STORED RECORDS:
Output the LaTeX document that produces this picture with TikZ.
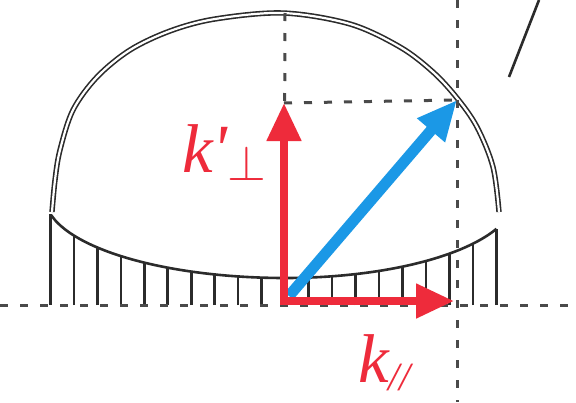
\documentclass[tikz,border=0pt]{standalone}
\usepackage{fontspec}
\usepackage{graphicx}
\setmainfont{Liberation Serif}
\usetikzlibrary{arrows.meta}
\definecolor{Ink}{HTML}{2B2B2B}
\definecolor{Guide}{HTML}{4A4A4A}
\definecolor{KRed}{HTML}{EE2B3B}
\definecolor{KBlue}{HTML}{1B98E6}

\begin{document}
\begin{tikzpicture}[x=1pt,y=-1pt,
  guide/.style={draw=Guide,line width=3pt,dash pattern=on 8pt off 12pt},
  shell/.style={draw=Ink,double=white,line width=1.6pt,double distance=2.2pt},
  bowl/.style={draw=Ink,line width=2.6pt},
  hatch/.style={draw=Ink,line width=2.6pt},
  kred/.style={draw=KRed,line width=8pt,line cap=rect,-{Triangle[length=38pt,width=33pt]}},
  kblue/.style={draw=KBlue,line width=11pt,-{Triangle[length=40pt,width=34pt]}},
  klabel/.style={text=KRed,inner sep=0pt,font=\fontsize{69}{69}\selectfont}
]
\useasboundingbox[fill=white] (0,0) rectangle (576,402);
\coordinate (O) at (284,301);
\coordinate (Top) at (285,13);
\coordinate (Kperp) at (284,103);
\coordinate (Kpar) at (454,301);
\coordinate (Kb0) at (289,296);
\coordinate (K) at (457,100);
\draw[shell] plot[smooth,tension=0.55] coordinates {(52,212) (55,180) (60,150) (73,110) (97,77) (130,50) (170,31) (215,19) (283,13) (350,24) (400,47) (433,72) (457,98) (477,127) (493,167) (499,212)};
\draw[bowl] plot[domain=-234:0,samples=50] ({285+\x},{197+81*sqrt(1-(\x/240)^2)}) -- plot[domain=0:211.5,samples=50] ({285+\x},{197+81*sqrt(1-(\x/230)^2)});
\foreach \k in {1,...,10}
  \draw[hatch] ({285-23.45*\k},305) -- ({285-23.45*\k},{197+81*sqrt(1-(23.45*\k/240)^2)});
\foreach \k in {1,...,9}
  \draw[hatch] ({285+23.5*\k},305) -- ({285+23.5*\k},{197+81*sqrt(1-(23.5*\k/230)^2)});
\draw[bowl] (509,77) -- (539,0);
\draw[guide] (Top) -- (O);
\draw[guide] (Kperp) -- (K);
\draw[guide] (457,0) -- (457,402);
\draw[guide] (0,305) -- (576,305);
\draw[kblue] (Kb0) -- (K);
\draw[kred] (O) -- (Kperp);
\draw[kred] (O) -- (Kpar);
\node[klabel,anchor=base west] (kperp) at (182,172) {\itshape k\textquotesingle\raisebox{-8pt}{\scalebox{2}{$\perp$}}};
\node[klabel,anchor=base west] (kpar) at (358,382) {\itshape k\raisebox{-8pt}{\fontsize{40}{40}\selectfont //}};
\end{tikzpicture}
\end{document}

--

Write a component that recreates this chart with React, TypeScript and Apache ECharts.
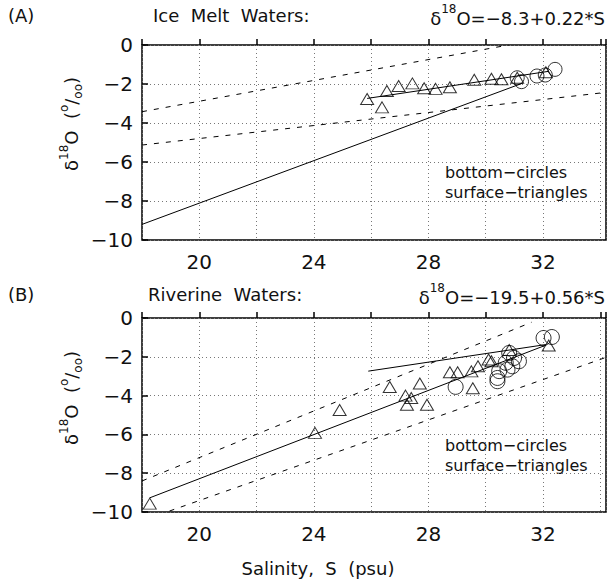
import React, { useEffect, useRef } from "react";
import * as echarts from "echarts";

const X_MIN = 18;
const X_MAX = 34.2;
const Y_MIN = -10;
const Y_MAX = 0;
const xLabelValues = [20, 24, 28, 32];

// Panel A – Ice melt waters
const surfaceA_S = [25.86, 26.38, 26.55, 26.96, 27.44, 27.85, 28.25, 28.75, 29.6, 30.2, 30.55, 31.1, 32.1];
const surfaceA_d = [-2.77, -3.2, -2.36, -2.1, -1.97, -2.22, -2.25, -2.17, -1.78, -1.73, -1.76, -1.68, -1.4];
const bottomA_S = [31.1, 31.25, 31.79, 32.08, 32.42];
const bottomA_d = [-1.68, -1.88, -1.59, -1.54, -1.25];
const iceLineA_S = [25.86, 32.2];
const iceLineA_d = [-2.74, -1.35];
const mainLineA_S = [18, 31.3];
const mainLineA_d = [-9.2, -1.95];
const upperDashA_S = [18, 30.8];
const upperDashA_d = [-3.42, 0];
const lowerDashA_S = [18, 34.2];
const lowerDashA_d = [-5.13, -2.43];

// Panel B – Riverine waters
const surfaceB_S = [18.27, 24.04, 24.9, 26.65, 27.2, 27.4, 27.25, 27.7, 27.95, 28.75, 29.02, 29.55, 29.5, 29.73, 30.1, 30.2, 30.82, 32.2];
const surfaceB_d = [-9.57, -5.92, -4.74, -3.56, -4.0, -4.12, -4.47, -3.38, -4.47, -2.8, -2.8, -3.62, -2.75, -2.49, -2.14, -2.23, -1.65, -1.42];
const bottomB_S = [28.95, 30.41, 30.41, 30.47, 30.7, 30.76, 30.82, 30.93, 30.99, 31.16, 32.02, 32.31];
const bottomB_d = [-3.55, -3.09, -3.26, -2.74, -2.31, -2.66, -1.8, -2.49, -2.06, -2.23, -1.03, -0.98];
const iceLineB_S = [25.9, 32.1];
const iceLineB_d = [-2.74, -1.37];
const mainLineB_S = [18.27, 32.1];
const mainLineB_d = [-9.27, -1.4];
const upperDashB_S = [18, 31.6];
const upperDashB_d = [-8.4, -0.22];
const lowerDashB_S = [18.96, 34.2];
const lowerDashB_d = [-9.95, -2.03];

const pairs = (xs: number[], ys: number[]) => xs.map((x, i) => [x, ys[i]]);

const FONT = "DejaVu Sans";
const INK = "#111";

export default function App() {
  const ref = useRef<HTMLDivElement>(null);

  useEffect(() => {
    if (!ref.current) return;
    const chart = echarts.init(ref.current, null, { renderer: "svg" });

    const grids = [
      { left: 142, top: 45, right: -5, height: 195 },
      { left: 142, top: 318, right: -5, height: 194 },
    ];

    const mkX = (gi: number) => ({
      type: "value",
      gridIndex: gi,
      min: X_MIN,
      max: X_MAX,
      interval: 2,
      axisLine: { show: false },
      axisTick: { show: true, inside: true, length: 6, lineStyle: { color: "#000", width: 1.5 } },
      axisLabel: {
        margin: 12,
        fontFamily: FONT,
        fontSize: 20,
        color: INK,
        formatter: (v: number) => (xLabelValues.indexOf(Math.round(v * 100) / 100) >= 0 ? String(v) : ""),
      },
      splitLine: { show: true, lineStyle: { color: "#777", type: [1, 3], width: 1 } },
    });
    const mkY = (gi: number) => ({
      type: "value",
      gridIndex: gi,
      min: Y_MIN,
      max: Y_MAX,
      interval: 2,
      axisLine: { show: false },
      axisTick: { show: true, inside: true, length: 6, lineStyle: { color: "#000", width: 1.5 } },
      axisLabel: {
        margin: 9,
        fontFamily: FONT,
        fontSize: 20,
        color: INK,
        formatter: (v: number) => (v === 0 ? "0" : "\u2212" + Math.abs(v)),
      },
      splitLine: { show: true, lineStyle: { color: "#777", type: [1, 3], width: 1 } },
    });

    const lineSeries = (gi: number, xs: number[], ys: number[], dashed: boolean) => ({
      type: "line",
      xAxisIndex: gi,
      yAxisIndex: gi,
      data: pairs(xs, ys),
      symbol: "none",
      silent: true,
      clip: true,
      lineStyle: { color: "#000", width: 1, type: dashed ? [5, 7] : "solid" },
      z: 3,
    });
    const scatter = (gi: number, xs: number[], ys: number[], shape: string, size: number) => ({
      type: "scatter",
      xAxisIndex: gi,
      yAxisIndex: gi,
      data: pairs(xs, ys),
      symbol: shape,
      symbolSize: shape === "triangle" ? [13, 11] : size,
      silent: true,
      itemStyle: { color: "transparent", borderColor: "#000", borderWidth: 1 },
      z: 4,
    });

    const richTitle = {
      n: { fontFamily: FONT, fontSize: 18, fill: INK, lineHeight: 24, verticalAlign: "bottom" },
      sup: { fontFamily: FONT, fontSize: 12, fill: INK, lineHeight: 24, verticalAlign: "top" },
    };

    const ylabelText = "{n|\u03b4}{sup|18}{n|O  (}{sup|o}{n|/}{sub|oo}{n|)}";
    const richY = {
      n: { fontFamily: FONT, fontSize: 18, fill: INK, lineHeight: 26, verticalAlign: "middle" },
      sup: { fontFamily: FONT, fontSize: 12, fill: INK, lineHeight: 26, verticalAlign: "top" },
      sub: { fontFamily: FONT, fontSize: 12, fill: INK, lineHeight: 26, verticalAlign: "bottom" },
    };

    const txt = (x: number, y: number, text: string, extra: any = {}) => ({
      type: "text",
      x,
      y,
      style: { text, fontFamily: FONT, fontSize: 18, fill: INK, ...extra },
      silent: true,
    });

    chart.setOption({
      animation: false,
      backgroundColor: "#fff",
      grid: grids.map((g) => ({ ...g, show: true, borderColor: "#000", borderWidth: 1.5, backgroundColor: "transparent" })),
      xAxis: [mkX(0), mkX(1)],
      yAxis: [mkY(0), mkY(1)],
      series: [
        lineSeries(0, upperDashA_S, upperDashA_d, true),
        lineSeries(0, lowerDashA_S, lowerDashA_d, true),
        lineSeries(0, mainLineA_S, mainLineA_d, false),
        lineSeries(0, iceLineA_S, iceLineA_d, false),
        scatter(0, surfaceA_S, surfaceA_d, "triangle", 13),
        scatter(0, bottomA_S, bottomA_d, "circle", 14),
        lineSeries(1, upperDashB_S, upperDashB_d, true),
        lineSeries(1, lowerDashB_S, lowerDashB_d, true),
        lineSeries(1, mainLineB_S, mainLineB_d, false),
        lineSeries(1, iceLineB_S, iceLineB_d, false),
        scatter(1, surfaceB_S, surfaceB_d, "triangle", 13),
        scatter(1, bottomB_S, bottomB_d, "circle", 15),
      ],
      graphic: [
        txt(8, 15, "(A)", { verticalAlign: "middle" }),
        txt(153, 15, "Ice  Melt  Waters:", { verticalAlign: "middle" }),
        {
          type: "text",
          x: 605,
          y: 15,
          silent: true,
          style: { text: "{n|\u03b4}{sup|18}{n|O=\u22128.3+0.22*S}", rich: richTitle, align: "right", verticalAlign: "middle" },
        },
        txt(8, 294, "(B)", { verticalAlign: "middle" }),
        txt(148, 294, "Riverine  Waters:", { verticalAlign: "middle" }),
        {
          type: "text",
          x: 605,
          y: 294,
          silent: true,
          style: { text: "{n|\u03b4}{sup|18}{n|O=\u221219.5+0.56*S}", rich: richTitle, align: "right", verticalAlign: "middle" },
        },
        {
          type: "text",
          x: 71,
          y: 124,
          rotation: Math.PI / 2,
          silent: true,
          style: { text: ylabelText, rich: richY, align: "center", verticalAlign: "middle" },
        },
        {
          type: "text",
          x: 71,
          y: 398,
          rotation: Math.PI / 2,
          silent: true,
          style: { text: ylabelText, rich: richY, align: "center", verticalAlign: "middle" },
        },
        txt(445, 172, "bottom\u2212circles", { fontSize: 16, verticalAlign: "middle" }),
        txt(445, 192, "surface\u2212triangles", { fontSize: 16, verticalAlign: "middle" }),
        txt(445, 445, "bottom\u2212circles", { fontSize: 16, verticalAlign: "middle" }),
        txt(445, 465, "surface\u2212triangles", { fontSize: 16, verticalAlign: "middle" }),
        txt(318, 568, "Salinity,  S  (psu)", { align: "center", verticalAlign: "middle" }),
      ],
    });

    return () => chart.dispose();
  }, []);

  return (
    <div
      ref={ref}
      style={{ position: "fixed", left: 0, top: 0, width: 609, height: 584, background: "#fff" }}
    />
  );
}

---

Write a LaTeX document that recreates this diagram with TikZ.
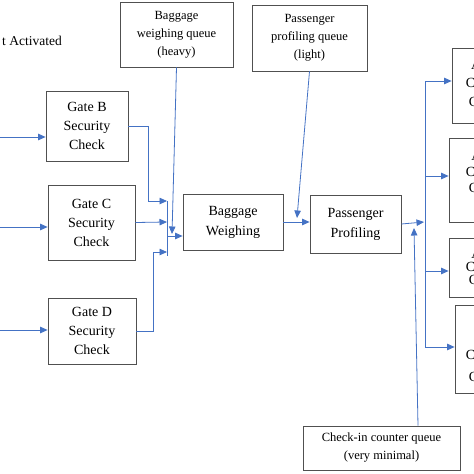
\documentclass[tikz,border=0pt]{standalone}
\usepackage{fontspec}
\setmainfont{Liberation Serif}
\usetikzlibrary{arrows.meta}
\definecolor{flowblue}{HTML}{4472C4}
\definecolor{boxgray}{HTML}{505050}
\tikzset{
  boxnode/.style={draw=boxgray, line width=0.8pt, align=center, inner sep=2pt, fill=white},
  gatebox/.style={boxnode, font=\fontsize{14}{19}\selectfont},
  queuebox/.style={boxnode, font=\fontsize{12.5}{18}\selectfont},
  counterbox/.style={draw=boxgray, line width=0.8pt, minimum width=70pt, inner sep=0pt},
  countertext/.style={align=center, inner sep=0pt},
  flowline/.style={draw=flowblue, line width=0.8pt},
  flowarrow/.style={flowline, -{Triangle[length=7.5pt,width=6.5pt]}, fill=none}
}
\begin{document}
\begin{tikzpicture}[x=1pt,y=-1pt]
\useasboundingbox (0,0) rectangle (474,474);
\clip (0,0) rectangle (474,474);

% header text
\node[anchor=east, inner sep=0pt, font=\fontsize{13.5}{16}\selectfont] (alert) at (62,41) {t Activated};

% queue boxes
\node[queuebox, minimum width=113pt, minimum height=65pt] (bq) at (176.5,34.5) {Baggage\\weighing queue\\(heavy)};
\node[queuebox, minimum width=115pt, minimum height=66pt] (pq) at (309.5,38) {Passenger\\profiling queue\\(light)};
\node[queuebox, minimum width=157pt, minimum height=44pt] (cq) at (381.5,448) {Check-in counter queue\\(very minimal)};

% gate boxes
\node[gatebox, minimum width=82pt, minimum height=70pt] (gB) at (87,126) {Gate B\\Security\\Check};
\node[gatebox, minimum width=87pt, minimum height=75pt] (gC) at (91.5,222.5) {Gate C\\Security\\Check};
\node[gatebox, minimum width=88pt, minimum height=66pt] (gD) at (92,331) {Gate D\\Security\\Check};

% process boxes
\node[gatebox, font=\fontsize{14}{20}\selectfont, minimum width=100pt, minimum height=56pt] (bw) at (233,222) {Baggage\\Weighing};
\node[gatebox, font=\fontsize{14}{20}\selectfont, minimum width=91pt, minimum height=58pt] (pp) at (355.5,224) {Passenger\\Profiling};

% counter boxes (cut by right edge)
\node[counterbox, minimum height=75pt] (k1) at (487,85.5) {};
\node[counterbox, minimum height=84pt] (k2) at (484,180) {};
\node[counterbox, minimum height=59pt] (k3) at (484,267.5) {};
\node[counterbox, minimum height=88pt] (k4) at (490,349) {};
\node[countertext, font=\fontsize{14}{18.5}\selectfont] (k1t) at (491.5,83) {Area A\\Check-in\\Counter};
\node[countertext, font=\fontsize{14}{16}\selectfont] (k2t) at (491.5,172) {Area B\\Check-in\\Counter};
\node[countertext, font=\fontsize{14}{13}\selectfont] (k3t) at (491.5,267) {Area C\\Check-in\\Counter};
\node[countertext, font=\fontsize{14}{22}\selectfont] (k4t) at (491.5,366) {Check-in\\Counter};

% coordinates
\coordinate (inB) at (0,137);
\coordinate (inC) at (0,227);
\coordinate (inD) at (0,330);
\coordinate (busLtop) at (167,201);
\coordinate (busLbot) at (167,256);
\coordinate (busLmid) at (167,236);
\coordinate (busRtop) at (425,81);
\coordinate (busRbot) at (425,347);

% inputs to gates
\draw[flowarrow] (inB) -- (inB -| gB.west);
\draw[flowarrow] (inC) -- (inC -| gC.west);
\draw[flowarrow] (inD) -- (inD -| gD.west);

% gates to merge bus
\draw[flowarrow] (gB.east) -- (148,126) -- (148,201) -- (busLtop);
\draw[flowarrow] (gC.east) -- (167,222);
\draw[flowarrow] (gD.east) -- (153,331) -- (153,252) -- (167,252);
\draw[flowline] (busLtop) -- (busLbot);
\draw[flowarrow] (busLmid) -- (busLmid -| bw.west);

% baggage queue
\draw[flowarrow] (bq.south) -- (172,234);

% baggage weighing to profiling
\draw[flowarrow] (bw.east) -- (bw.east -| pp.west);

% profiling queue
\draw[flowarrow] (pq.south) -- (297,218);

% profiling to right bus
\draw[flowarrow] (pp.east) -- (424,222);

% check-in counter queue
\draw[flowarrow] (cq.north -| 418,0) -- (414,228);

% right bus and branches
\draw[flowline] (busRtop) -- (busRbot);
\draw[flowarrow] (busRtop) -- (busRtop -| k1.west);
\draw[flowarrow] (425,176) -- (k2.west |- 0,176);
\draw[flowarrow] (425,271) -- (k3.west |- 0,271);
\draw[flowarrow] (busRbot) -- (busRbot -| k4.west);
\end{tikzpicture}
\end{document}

YOUR GOAL:
Show all lines above holding "that".

FINAL RESULT:
Output the LaTeX document that produces this picture with TikZ.
Write a component that recreates this chart with React, TypeScript and Apache ECharts.
Write a LaTeX document that recreates this diagram with TikZ.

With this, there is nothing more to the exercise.